Cindy ~ My Romantic Home says
I love figs and that looks so good!
1215656559s20768 says
Ihave a fig tree in my front yard. I hope they get ripe soon. This looks delish!-Lorie
carolyn at cranberry crossings: says
I have eaten figs my entire life but have never had fig cake! I am so anxious to try this! Thanks for posting the recipe!
justabeachkat says
Oh.My.Word! I’ve never had fig cake, but this recipe sounds like a keeper. I’ll make a copy for sure.
Hugs!
Kat
Shirley says
I made this cake this weekend. It is to die for. I made it with fig preserves.
Vickie says
Excellent!!!! And great instructions for a novice like me!!! thanks!! It was a great hit with my husband. I’ve been married 40 years and this is my first fig cake! Thanks again!
lynda says
Thanks for this recipe. My husband loves figs and is from Alabama. We don’t have local figs so I will try it with preserves. I was looking for a recipe for Father’s Day.
Lyndsay says
I made this recipe tonight for my father-in-law’s birthday. It was so yummy! I couldn’t find figs in the store, so I used preserves. It was definitely a crowd pleaser! It was so moist! Thanks so much for posting this! I’m putting it in my recipe box for sure!
Chelsea Tomlinson says
Does this recipe work for fresh figs as well as dried figs? I tried it using fresh and it did not get done in the middle. I wondered if the liquid cooking out if the fresh figs caused the problem. It had a great flavor though so I’d love to try again!
Rhoda says
HI, Chelsea, I think we used canned or frozen figs, but fresh ones I would think would work. Maybe cook it a little longer.
Mae Mae says
I ran across your recipe recently and made this tonight after DL requested a fig cake to be made w all the fresh figs. I did cook it for 50 minutes and it was an absolute hit. It’s definitely a keeper – thank you for this!
Smith Krista says
Bought a home with huge fig trees and came across your recipe. Tried it last night and nothing but rave reviews on this super moist and very easy cake! Gonna be a keeper for every fig season! Thanks!
Debi Giles says
Hi Rhoda, I am new to instagram and not very computer savy.
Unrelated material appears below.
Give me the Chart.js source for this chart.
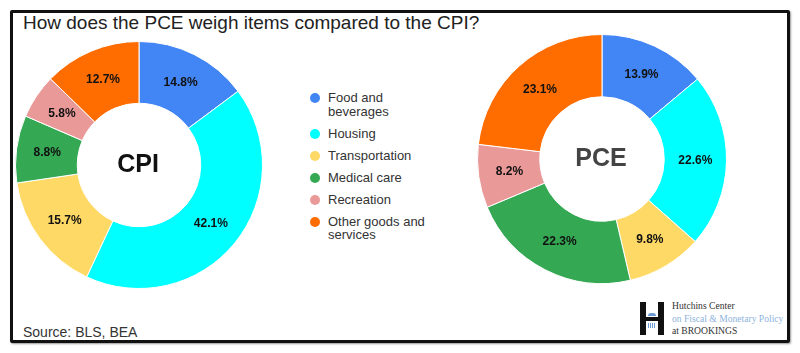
<!DOCTYPE html>
<html>
<head>
<meta charset="utf-8">
<script src="https://cdn.jsdelivr.net/npm/chart.js@4"></script>
<style>
  html, body { margin: 0; padding: 0; background: #fff; }
  body { width: 800px; height: 353px; position: relative; overflow: hidden; font-family: "Liberation Sans", Arial, sans-serif; }
  #frame { position: absolute; left: 10px; top: 10px; width: 774px; height: 327px; border: 3px solid #111; border-radius: 2px; box-shadow: 1px 1px 2px #999; }
  #title { position: absolute; left: 23px; top: 12px; font-size: 19px; color: #222; letter-spacing: 0; }
  #cpi { position: absolute; left: 15px; top: 41px; }
  #pce { position: absolute; left: 477px; top: 34px; }
  #legend { position: absolute; left: 308px; top: 91px; font-size: 13px; color: #333; line-height: 13.5px; }
  #legend .item { position: relative; padding-left: 20px; margin-bottom: 8.5px; }
  #legend .dot { position: absolute; left: 2px; top: 2px; width: 10px; height: 10px; border-radius: 50%; }
  #source { position: absolute; left: 23px; top: 324px; font-size: 14px; color: #333; }
  #logo { position: absolute; left: 640px; top: 302px; width: 24px; height: 33px; }
  #logo .bar { position: absolute; top: 0; width: 6px; height: 33px; background: #111; }
  #logo .mid { position: absolute; left: 0; top: 15px; width: 24px; height: 4px; background: #111; }
  #logo .house { position: absolute; left: 8px; top: 11px; width: 8px; height: 3px; background: #6b9bd2; border-radius: 4px 4px 0 0; }
  #logo .cols { position: absolute; left: 8px; top: 21px; width: 8px; height: 5px; background: repeating-linear-gradient(90deg, #6b9bd2 0 1px, #fff 1px 2px); }
  #logotext { position: absolute; left: 672px; top: 300px; font-family: "Liberation Serif", serif; font-size: 9.6px; line-height: 12.5px; color: #333; }
  #logotext .blue { color: #8fb3dd; }
</style>
</head>
<body>
<div id="frame"></div>
<div id="title">How does the PCE weigh items compared to the CPI?</div>
<canvas id="cpi" width="248" height="248"></canvas>
<canvas id="pce" width="250" height="250"></canvas>
<div id="legend"></div>
<div id="source">Source: BLS, BEA</div>
<div id="logo"><div class="bar" style="left:0"></div><div class="bar" style="left:18px"></div><div class="mid"></div><div class="house"></div><div class="cols"></div></div>
<div id="logotext">Hutchins Center<br><span class="blue">on Fiscal &amp; Monetary Policy</span><br>at BROOKINGS</div>
<script>
const categories = ["Food and beverages", "Housing", "Transportation", "Medical care", "Recreation", "Other goods and services"];
const legendLines = [["Food and", "beverages"], ["Housing"], ["Transportation"], ["Medical care"], ["Recreation"], ["Other goods and", "services"]];
const cpiValues = [14.8, 42.1, 15.7, 8.8, 5.8, 12.7];
const pceValues = [13.9, 22.6, 9.8, 22.3, 8.2, 23.1];
const colors = ["#4285F4", "#00FFFF", "#FFD966", "#34A853", "#EA9999", "#FF6D01"];

// legend in html, built from the same arrays
const lg = document.getElementById("legend");
legendLines.forEach(function (lines, i) {
  const d = document.createElement("div");
  d.className = "item";
  d.innerHTML = '<span class="dot" style="background:' + colors[i] + '"></span>' + lines.join("<br>");
  lg.appendChild(d);
});

// percentage labels on the slices and the name in the hole
const sliceLabels = {
  id: "sliceLabels",
  afterDatasetsDraw: function (chart, args, opts) {
    const ctx = chart.ctx;
    const meta = chart.getDatasetMeta(0);
    ctx.save();
    ctx.textAlign = "center";
    ctx.textBaseline = "middle";
    ctx.fillStyle = "#111";
    ctx.font = "bold 12px 'Liberation Sans', Arial, sans-serif";
    meta.data.forEach(function (arc, i) {
      const p = arc.tooltipPosition();
      ctx.fillText(chart.data.datasets[0].data[i].toFixed(1) + "%", p.x, p.y);
    });
    const c = meta.data[0];
    ctx.fillStyle = opts.color;
    ctx.font = "bold 25px 'Liberation Sans', Arial, sans-serif";
    ctx.fillText(opts.text, c.x - 1, c.y);
    ctx.restore();
  }
};

function makeDonut(id, values, name, nameColor) {
  new Chart(document.getElementById(id), {
    type: "doughnut",
    data: {
      labels: categories,
      datasets: [{
        data: values,
        backgroundColor: colors,
        borderColor: "#fff",
        borderWidth: 1,
      }],
    },
    options: {
      responsive: false,
      animation: false,
      cutout: "50%",
      layout: { padding: 0 },
      plugins: {
        legend: { display: false },
        tooltip: { enabled: false },
        sliceLabels: { text: name, color: nameColor },
      },
    },
    plugins: [sliceLabels],
  });
}

makeDonut("cpi", cpiValues, "CPI", "#111");
makeDonut("pce", pceValues, "PCE", "#444");
</script>
</body>
</html>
Is there a way I can print off recipes? I don’t see a print button and when I did try it printed off part of the recipe and all the comments. I was wanting to print Fig Cake recipe. Tks Debi
Rhoda says
HI, Debi, this is an old post and I didn’t have this one set up in a recipe printer, but I’m about to update this one. You can always copy and paste it from here on my blog to a word doc and print that way.
Lauren@SimplyLKJ says
Will have to print this and save. We just planted a fig tree in our yard this summer, and with all the rain we’ve had it has grown so much already.
bonniee says
Wow! That looks yummy! May have to find someone with a fig tree. 🙂
Lynne says
Yummy looking! I am going to make it with fresh figs and leave off the icing. Sounds like a great cake for breakfast. Thanks for sharing Rhoda. We have friends with plenty of figs.
Rhoda says
Hey, Lynne, it is great for breakfast, I’ve had it a couple of mornings with coffee. Yum!
Cheryl c says
Oh my gosh. Living up here in Connecticut I had my very first fresh fig at a bridal shower last year. Since then I’ve been researching where I could get them….NADA…. I guess they have an extremely short shelf life, no fresh fig available at any given time around here. So maybe my own fig tree. I am contemplating getting a Chicago Fig tree. Need to do a little more research before I try hunting one down. Your preparation photos and finished cake, make my mouth water. Absolutely will try if and when I get my own figs 😉
Martha says
I made this fig cake and it’s delicious! Like you, I didn’t have cloves, plus I used less sugar and butter in the glaze. It is a keeper recipe! We’d never had fig cake before, but, but now that we have fig trees I’ll be making it whenever figs are ripe. Thanks for sharing this recipe!
Rhoda says
HI, Martha, I’m so happy to hear you love it too, it is a keeper. And great that you have figs!